[Exercise prompt] Reproduce all of the listing below without alteration.

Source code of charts

- - -

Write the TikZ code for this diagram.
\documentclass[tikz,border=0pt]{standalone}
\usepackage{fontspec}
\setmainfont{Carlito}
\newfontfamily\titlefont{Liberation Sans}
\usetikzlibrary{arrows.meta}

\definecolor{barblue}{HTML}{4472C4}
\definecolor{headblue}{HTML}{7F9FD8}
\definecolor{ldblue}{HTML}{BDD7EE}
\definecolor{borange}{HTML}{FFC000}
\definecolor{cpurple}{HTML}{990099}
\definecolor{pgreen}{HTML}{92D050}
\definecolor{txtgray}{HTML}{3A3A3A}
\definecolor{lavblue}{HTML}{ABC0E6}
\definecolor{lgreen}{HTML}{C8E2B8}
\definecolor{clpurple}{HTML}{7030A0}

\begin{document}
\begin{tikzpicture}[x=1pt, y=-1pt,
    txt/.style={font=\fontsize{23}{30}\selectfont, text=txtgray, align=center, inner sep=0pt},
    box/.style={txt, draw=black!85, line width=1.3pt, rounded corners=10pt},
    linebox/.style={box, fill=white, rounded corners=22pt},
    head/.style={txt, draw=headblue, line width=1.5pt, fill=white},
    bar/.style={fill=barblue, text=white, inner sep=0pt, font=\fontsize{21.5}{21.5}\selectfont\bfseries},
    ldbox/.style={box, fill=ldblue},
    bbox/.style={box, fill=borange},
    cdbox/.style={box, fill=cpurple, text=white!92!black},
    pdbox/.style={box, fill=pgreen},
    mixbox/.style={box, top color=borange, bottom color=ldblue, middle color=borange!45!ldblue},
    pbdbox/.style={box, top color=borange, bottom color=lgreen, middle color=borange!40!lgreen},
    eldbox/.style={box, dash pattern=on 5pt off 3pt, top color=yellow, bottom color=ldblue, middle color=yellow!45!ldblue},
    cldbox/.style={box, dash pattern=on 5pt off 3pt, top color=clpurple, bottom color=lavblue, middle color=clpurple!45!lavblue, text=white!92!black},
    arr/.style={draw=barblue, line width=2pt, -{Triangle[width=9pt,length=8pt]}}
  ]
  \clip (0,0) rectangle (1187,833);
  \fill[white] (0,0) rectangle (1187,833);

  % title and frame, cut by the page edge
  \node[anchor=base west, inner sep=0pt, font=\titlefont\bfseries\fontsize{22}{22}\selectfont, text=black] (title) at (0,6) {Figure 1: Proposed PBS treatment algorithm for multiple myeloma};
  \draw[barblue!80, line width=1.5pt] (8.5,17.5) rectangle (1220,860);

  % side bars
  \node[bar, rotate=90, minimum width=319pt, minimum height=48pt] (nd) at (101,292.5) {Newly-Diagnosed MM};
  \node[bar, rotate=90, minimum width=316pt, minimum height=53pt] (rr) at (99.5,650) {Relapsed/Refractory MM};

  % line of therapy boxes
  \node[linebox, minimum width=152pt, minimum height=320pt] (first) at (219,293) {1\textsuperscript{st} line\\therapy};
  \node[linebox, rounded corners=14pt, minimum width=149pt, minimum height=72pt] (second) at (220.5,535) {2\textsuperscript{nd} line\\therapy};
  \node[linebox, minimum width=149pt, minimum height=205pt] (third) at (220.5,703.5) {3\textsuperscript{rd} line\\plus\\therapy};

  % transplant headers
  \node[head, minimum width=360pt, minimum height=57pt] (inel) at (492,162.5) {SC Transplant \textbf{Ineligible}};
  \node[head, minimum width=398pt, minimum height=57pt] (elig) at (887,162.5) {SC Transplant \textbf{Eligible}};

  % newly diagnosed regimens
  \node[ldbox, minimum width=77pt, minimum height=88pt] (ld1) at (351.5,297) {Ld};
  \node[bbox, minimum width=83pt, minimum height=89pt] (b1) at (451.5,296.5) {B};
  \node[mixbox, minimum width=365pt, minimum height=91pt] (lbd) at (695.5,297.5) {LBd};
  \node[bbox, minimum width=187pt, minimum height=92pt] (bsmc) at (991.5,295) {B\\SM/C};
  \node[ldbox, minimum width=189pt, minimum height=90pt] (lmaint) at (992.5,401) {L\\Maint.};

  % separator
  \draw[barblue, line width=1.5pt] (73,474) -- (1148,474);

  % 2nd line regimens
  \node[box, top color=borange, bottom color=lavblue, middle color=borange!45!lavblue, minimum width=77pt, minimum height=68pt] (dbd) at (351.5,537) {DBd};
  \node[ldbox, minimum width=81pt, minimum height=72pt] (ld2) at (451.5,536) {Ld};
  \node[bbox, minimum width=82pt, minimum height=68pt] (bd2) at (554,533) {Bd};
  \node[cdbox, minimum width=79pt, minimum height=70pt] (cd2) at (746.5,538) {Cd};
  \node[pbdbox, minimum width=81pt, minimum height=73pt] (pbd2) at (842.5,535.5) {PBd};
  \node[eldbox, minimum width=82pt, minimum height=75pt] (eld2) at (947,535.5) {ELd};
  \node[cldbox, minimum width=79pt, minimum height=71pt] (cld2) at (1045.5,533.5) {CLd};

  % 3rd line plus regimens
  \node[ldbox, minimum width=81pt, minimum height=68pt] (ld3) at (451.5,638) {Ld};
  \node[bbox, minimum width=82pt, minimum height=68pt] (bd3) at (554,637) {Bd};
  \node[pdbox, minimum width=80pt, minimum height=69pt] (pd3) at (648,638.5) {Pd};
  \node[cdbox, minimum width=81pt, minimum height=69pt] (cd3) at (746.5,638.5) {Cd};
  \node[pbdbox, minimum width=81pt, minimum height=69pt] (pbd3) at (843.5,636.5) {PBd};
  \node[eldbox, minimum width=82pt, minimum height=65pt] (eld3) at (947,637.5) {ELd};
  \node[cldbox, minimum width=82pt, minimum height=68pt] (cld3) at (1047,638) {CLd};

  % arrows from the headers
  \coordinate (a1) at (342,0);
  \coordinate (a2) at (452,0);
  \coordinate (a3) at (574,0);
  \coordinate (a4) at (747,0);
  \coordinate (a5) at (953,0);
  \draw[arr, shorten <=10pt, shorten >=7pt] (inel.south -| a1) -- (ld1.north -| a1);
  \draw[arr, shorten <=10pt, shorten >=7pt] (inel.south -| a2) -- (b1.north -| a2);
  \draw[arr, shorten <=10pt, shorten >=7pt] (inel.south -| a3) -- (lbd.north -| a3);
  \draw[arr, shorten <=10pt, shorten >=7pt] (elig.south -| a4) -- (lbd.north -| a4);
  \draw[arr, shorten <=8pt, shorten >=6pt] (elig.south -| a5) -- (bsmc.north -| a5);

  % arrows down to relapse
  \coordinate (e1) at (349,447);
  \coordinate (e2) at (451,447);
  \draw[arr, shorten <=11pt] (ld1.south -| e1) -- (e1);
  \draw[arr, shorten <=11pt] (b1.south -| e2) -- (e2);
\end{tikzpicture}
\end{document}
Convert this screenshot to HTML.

- - -

[Written response]
Write the TikZ code for this diagram.
\documentclass[tikz,border=0pt]{standalone}
\usepackage{fontspec}
\setmainfont{Carlito}
\newfontfamily\titlefont{Liberation Sans}
\usetikzlibrary{arrows.meta}

\definecolor{barblue}{HTML}{4472C4}
\definecolor{headblue}{HTML}{7F9FD8}
\definecolor{ldblue}{HTML}{BDD7EE}
\definecolor{borange}{HTML}{FFC000}
\definecolor{cpurple}{HTML}{990099}
\definecolor{pgreen}{HTML}{92D050}
\definecolor{txtgray}{HTML}{3A3A3A}
\definecolor{lavblue}{HTML}{ABC0E6}
\definecolor{lgreen}{HTML}{C8E2B8}
\definecolor{clpurple}{HTML}{7030A0}

\begin{document}
\begin{tikzpicture}[x=1pt, y=-1pt,
    txt/.style={font=\fontsize{23}{30}\selectfont, text=txtgray, align=center, inner sep=0pt},
    box/.style={txt, draw=black!85, line width=1.3pt, rounded corners=10pt},
    linebox/.style={box, fill=white, rounded corners=22pt},
    head/.style={txt, draw=headblue, line width=1.5pt, fill=white},
    bar/.style={fill=barblue, text=white, inner sep=0pt, font=\fontsize{21.5}{21.5}\selectfont\bfseries},
    ldbox/.style={box, fill=ldblue},
    bbox/.style={box, fill=borange},
    cdbox/.style={box, fill=cpurple, text=white!92!black},
    pdbox/.style={box, fill=pgreen},
    mixbox/.style={box, top color=borange, bottom color=ldblue, middle color=borange!45!ldblue},
    pbdbox/.style={box, top color=borange, bottom color=lgreen, middle color=borange!40!lgreen},
    eldbox/.style={box, dash pattern=on 5pt off 3pt, top color=yellow, bottom color=ldblue, middle color=yellow!45!ldblue},
    cldbox/.style={box, dash pattern=on 5pt off 3pt, top color=clpurple, bottom color=lavblue, middle color=clpurple!45!lavblue, text=white!92!black},
    arr/.style={draw=barblue, line width=2pt, -{Triangle[width=9pt,length=8pt]}}
  ]
  \clip (0,0) rectangle (1187,833);
  \fill[white] (0,0) rectangle (1187,833);

  % title and frame, cut by the page edge
  \node[anchor=base west, inner sep=0pt, font=\titlefont\bfseries\fontsize{22}{22}\selectfont, text=black] (title) at (0,6) {Figure 1: Proposed PBS treatment algorithm for multiple myeloma};
  \draw[barblue!80, line width=1.5pt] (8.5,17.5) rectangle (1220,860);

  % side bars
  \node[bar, rotate=90, minimum width=319pt, minimum height=48pt] (nd) at (101,292.5) {Newly-Diagnosed MM};
  \node[bar, rotate=90, minimum width=316pt, minimum height=53pt] (rr) at (99.5,650) {Relapsed/Refractory MM};

  % line of therapy boxes
  \node[linebox, minimum width=152pt, minimum height=320pt] (first) at (219,293) {1\textsuperscript{st} line\\therapy};
  \node[linebox, rounded corners=14pt, minimum width=149pt, minimum height=72pt] (second) at (220.5,535) {2\textsuperscript{nd} line\\therapy};
  \node[linebox, minimum width=149pt, minimum height=205pt] (third) at (220.5,703.5) {3\textsuperscript{rd} line\\plus\\therapy};

  % transplant headers
  \node[head, minimum width=360pt, minimum height=57pt] (inel) at (492,162.5) {SC Transplant \textbf{Ineligible}};
  \node[head, minimum width=398pt, minimum height=57pt] (elig) at (887,162.5) {SC Transplant \textbf{Eligible}};

  % newly diagnosed regimens
  \node[ldbox, minimum width=77pt, minimum height=88pt] (ld1) at (351.5,297) {Ld};
  \node[bbox, minimum width=83pt, minimum height=89pt] (b1) at (451.5,296.5) {B};
  \node[mixbox, minimum width=365pt, minimum height=91pt] (lbd) at (695.5,297.5) {LBd};
  \node[bbox, minimum width=187pt, minimum height=92pt] (bsmc) at (991.5,295) {B\\SM/C};
  \node[ldbox, minimum width=189pt, minimum height=90pt] (lmaint) at (992.5,401) {L\\Maint.};

  % separator
  \draw[barblue, line width=1.5pt] (73,474) -- (1148,474);

  % 2nd line regimens
  \node[box, top color=borange, bottom color=lavblue, middle color=borange!45!lavblue, minimum width=77pt, minimum height=68pt] (dbd) at (351.5,537) {DBd};
  \node[ldbox, minimum width=81pt, minimum height=72pt] (ld2) at (451.5,536) {Ld};
  \node[bbox, minimum width=82pt, minimum height=68pt] (bd2) at (554,533) {Bd};
  \node[cdbox, minimum width=79pt, minimum height=70pt] (cd2) at (746.5,538) {Cd};
  \node[pbdbox, minimum width=81pt, minimum height=73pt] (pbd2) at (842.5,535.5) {PBd};
  \node[eldbox, minimum width=82pt, minimum height=75pt] (eld2) at (947,535.5) {ELd};
  \node[cldbox, minimum width=79pt, minimum height=71pt] (cld2) at (1045.5,533.5) {CLd};

  % 3rd line plus regimens
  \node[ldbox, minimum width=81pt, minimum height=68pt] (ld3) at (451.5,638) {Ld};
  \node[bbox, minimum width=82pt, minimum height=68pt] (bd3) at (554,637) {Bd};
  \node[pdbox, minimum width=80pt, minimum height=69pt] (pd3) at (648,638.5) {Pd};
  \node[cdbox, minimum width=81pt, minimum height=69pt] (cd3) at (746.5,638.5) {Cd};
  \node[pbdbox, minimum width=81pt, minimum height=69pt] (pbd3) at (843.5,636.5) {PBd};
  \node[eldbox, minimum width=82pt, minimum height=65pt] (eld3) at (947,637.5) {ELd};
  \node[cldbox, minimum width=82pt, minimum height=68pt] (cld3) at (1047,638) {CLd};

  % arrows from the headers
  \coordinate (a1) at (342,0);
  \coordinate (a2) at (452,0);
  \coordinate (a3) at (574,0);
  \coordinate (a4) at (747,0);
  \coordinate (a5) at (953,0);
  \draw[arr, shorten <=10pt, shorten >=7pt] (inel.south -| a1) -- (ld1.north -| a1);
  \draw[arr, shorten <=10pt, shorten >=7pt] (inel.south -| a2) -- (b1.north -| a2);
  \draw[arr, shorten <=10pt, shorten >=7pt] (inel.south -| a3) -- (lbd.north -| a3);
  \draw[arr, shorten <=10pt, shorten >=7pt] (elig.south -| a4) -- (lbd.north -| a4);
  \draw[arr, shorten <=8pt, shorten >=6pt] (elig.south -| a5) -- (bsmc.north -| a5);

  % arrows down to relapse
  \coordinate (e1) at (349,447);
  \coordinate (e2) at (451,447);
  \draw[arr, shorten <=11pt] (ld1.south -| e1) -- (e1);
  \draw[arr, shorten <=11pt] (b1.south -| e2) -- (e2);
\end{tikzpicture}
\end{document}
Convert this screenshot to HTML.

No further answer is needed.